Street Talk: Should Wives Obey Their Husbands? My Honest Reaction
A reaction to Pearl Davis’s “Street Talk” episode asking Christian women whether they should obey their husbands. The popular “mutual submission” answer is tested against Scripture — Ephesians 5, 1 Peter 3, and the order of Elohim, Messiah, man, and woman.
Pearl Davis took a microphone outside a Dallas megachurch and asked Christian women a simple question: should wives obey their husbands? The answers — almost all of them some version of “yes, but…” — reveal how confused the modern church has become about the home. Reacting clip by clip, this video argues the biblical answer is just yes: not mutual submission between equals, but reverential obedience to a husband who answers to his own Master.
What this video covers
- Why “we submit to each other” and “we’re partners” is lip service, not submission — like a company with two CEOs, an order with no final authority collapses into chaos.
- The order of authority Scripture actually gives — Elohim, then Messiah, then man, then woman (1 Corinthians 11:3) — equal in value, not equal in rank or role.
- A Greek word study of Ephesians 5:33: the soft English “respect” is phobeō, the same reverential fear used of God — closer to reverence and obedience than the modern reading allows.
- Why obedience is not conditional on the husband’s performance: 1 Peter 3 says wives submit even if their husbands are disobedient to the word, just as Sarah obeyed Abraham, calling him lord.
- The “a woman will naturally follow a man who leads well” claim, answered by Yah’s own two brides (Ezekiel 23; Jeremiah 3 and 31) — the perfect Husband, yet rebellious wives.
- Genesis 3:16 read alongside Genesis 4:7: the wife’s “desire for her husband” parallels sin’s desire that must be ruled over — a bent toward rule, not an instinct to submit.

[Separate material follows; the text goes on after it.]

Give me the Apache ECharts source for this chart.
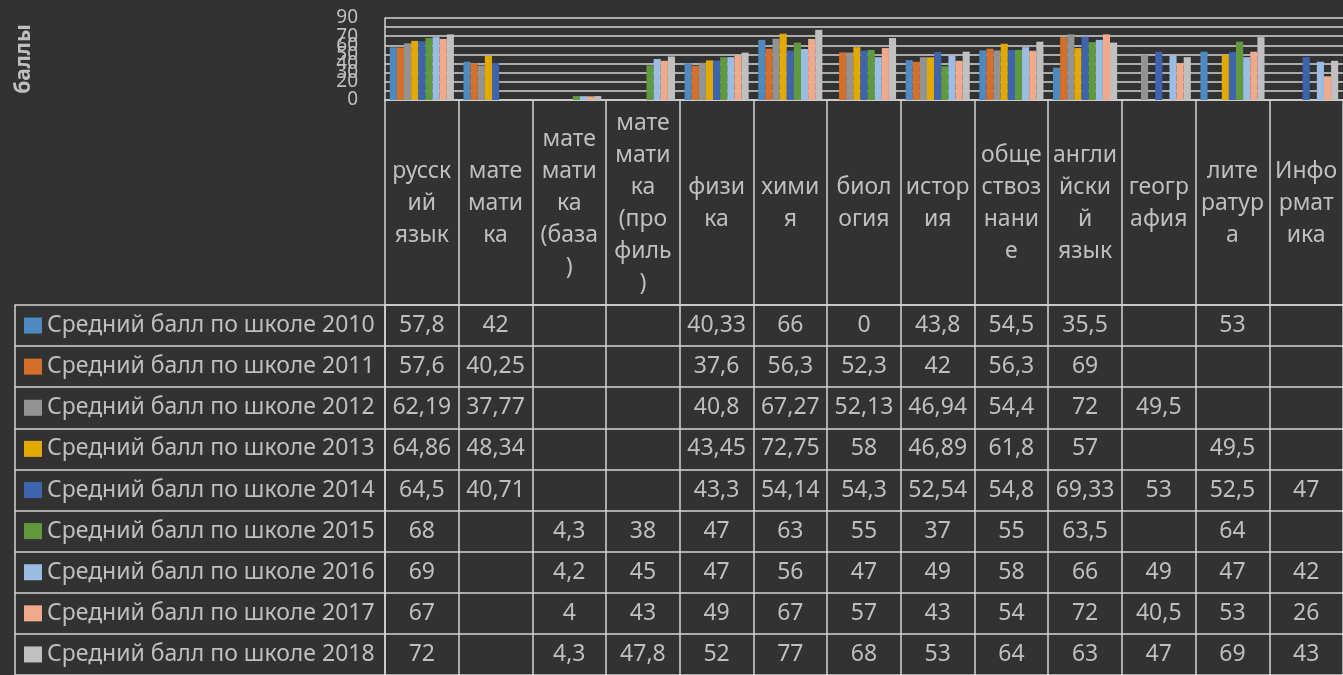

- How “abuse,” “manipulation,” and “gaslighting” get used as escape hatches, and why a husband must define such terms from Scripture before they can be weighed.

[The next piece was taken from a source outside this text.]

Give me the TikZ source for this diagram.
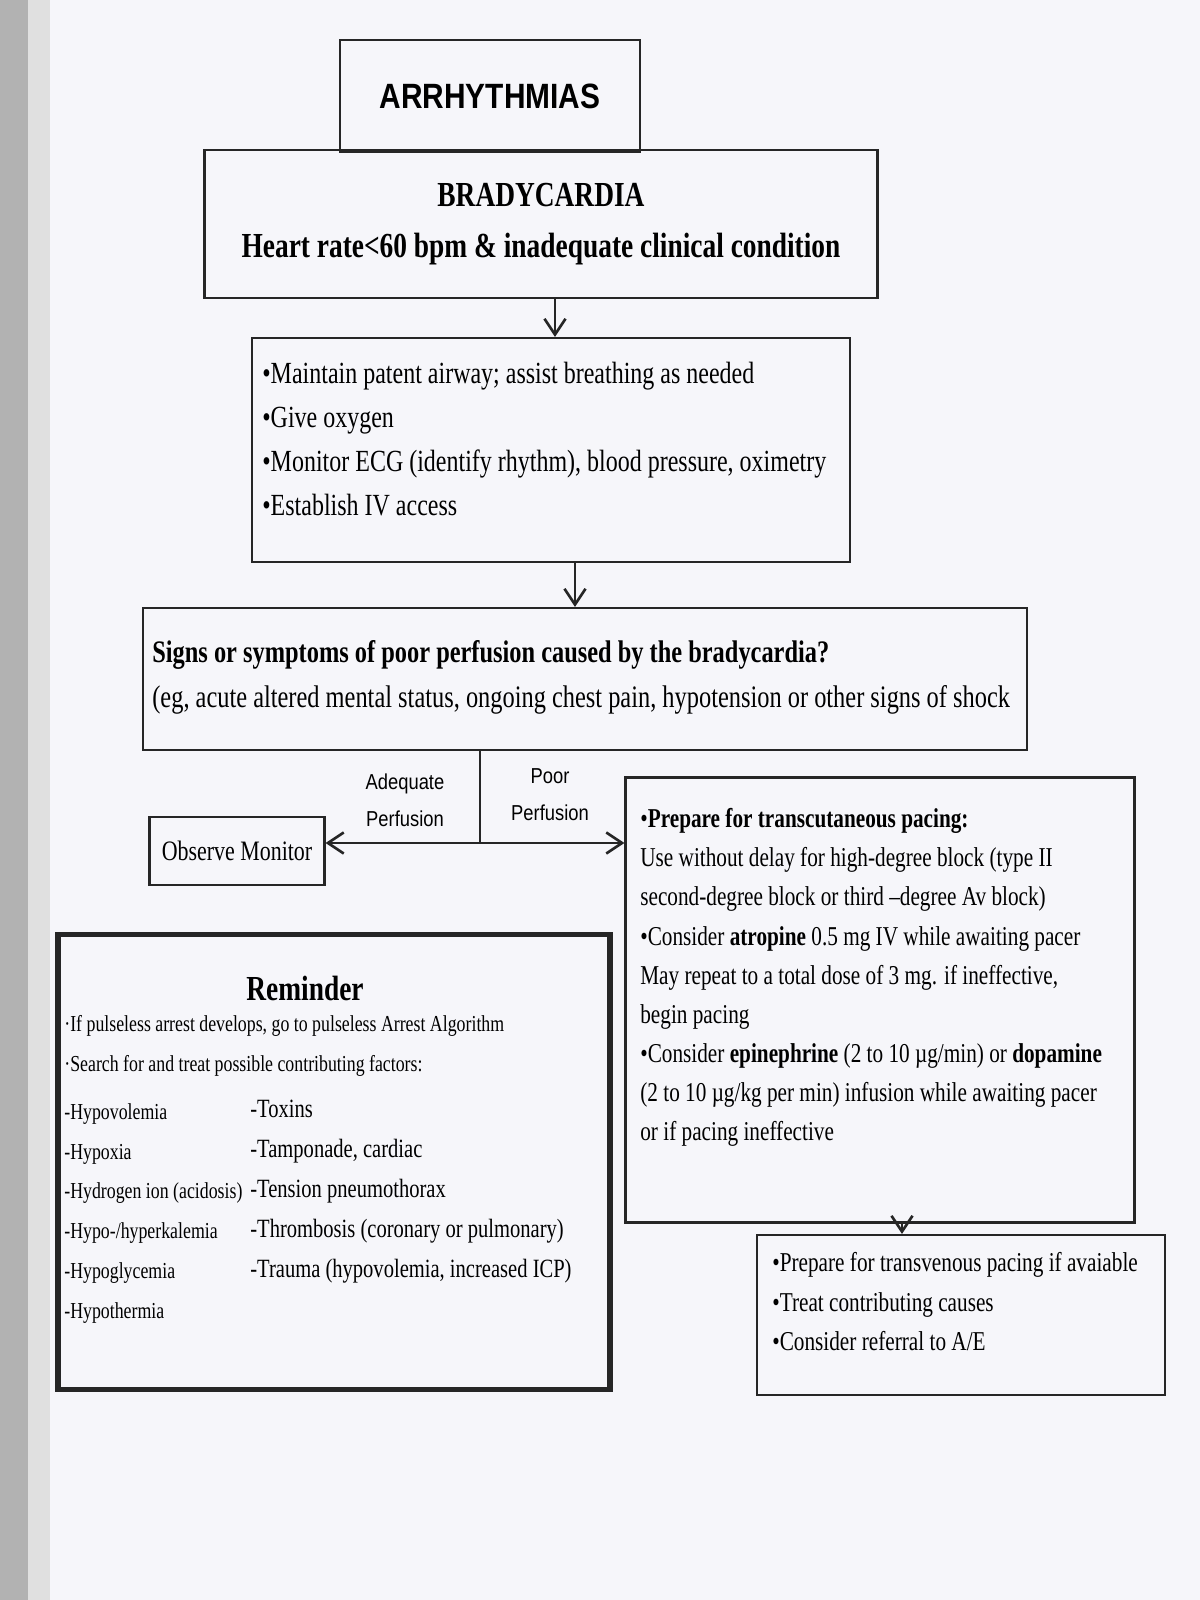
\documentclass[tikz,border=0pt]{standalone}
\usepackage{fontspec}
\setmainfont{Liberation Serif}
\newfontfamily\cond[FakeStretch=0.78]{Liberation Serif}
\newfontfamily\condsans[FakeStretch=0.85]{Liberation Sans}
\usetikzlibrary{arrows.meta}
\definecolor{pagebg}{RGB}{246,246,250}
\begin{document}
\begin{tikzpicture}[x=0.02cm,y=-0.02cm,
  bx/.style={draw=black!85,line width=1.2pt},
  arr/.style={draw=black!85,line width=1.5pt,-{Straight Barb[length=9pt,width=12pt]}},
  tx/.style={inner sep=0pt,anchor=north west,align=left}]
\fill[pagebg] (0,0) rectangle (1200,1600);
\fill[black!30] (0,0) rectangle (28,1600);
\fill[black!12] (28,0) rectangle (50,1600);
\useasboundingbox (0,0) rectangle (1200,1600);
% title
\node[bx,minimum width=300*0.02cm,minimum height=112*0.02cm,font=\condsans\bfseries\fontsize{20}{24}\selectfont] (t) at (490,96) {ARRHYTHMIAS};
\node[bx,minimum width=673*0.02cm,minimum height=148*0.02cm,align=center,font=\cond\fontsize{20}{29}\selectfont\bfseries] (b) at (541,224) {BRADYCARDIA\\Heart rate<60 bpm \& inadequate clinical condition};
\node[bx,minimum width=598*0.02cm,minimum height=224*0.02cm] (m) at (551,450) {};
\node[tx,font=\cond\fontsize{17.5}{25}\selectfont] at (262,362) {•Maintain patent airway; assist breathing as needed\\•Give oxygen\\•Monitor ECG (identify rhythm), blood pressure, oximetry\\•Establish IV access};
\node[bx,minimum width=884*0.02cm,minimum height=142*0.02cm] (s) at (585,679) {};
\node[tx,font=\cond\fontsize{17.8}{25.5}\selectfont] at (152,640) {\textbf{Signs or symptoms of poor perfusion caused by the bradycardia?}\\(eg, acute altered mental status, ongoing chest pain, hypotension or other signs of shock};
\node[bx,minimum width=175*0.02cm,minimum height=68*0.02cm,font=\cond\fontsize{16}{20}\selectfont] (o) at (237,851) {Observe Monitor};
\node[bx,minimum width=509*0.02cm,minimum height=445*0.02cm] (p) at (880,1000) {};
\node[tx,font=\cond\fontsize{15.5}{22.3}\selectfont] at (640,808) {•\textbf{Prepare for transcutaneous pacing:}\\Use without delay for high-degree block (type II\\second-degree block or third –degree Av block)\\•Consider \textbf{atropine} 0.5 mg IV while awaiting pacer\\May repeat to a total dose of 3 mg. if ineffective,\\begin pacing\\•Consider \textbf{epinephrine} (2 to 10 µg/min) or \textbf{dopamine}\\(2 to 10 µg/kg per min) infusion while awaiting pacer\\or if pacing ineffective};
\node[bx,minimum width=408*0.02cm,minimum height=160*0.02cm] (v) at (961,1315) {};
\node[tx,font=\cond\fontsize{15.5}{22.5}\selectfont] at (772,1252) {•Prepare for transvenous pacing if avaiable\\•Treat contributing causes\\•Consider referral to A/E};
\node[draw=black!85,line width=3pt,minimum width=552*0.02cm,minimum height=455*0.02cm] (r) at (334,1162) {};
\node[font=\cond\fontsize{20}{24}\selectfont\bfseries] at (305,988) {Reminder};
\node[tx,font=\cond\fontsize{13}{22.7}\selectfont] at (64,1015) {·If pulseless arrest develops, go to pulseless Arrest Algorithm\\·Search for and treat possible contributing factors:};
\node[tx,font=\cond\fontsize{13}{22.7}\selectfont] at (64,1103) {-Hypovolemia\\-Hypoxia\\-Hydrogen ion (acidosis)\\-Hypo-/hyperkalemia\\-Hypoglycemia\\-Hypothermia};
\node[tx,font=\cond\fontsize{15}{22.7}\selectfont] at (250,1100) {-Toxins\\-Tamponade, cardiac\\-Tension pneumothorax\\-Thrombosis (coronary or pulmonary)\\-Trauma (hypovolemia, increased ICP)};
% arrows
\draw[arr] (b.south -| 555,0) -- (m.north -| 555,0);
\draw[arr] (m.south -| 575,0) -- (s.north -| 575,0);
\coordinate (j) at (480,843);
\draw[draw=black!85,line width=1.5pt] (s.south -| j) -- (j);
\draw[arr] (j) -- (o.east |- j);
\draw[arr] (j) -- (p.west |- j);
\draw[arr] (p.south -| 902,0) -- (v.north -| 902,0);
\node[align=center,font=\condsans\fontsize{12.3}{21}\selectfont] at (405,800) {Adequate\\Perfusion};
\node[align=center,font=\condsans\fontsize{12.3}{21}\selectfont] at (550,795) {Poor\\Perfusion};
\end{tikzpicture}
\end{document}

- Why a wife answers to her husband, not her pastor, when the two disagree — and a closing call to men to stop being lukewarm, to study the word, and to wash their wives in it.
Scriptures examined
- Genesis 3:16; Genesis 4:7 — the curse and the desire that seeks to rule
- Ephesians 5:22–24, 33 — wives subject to husbands; the phobeō word study
- Colossians 3:18; Titus 2:4–5 — wives subject to their own husbands
- 1 Peter 3:1–6 — submission even to a disobedient husband; Sarah calling Abraham lord
- 1 Corinthians 11:3, 7–10 — Elohim, Messiah, man, woman
- 1 Corinthians 14:34–35; 1 Timothy 2:11–15 — order grounded in creation, not local context
- John 6:38; 4:34; 5:30; 14:31; Matthew 26:39 — the Son doing the Father’s will as the pattern
Why it matters
If men spoke about obeying Messiah the way these women speak about obeying their husbands — “yes, but only if he leads well” — the church would rightly call it lukewarm. Submission means under the mission: supporting a husband who is himself under Yeshua. The remedy runs both ways — men called to lead and wash their houses in the word, women called to a “yes” without the “but.”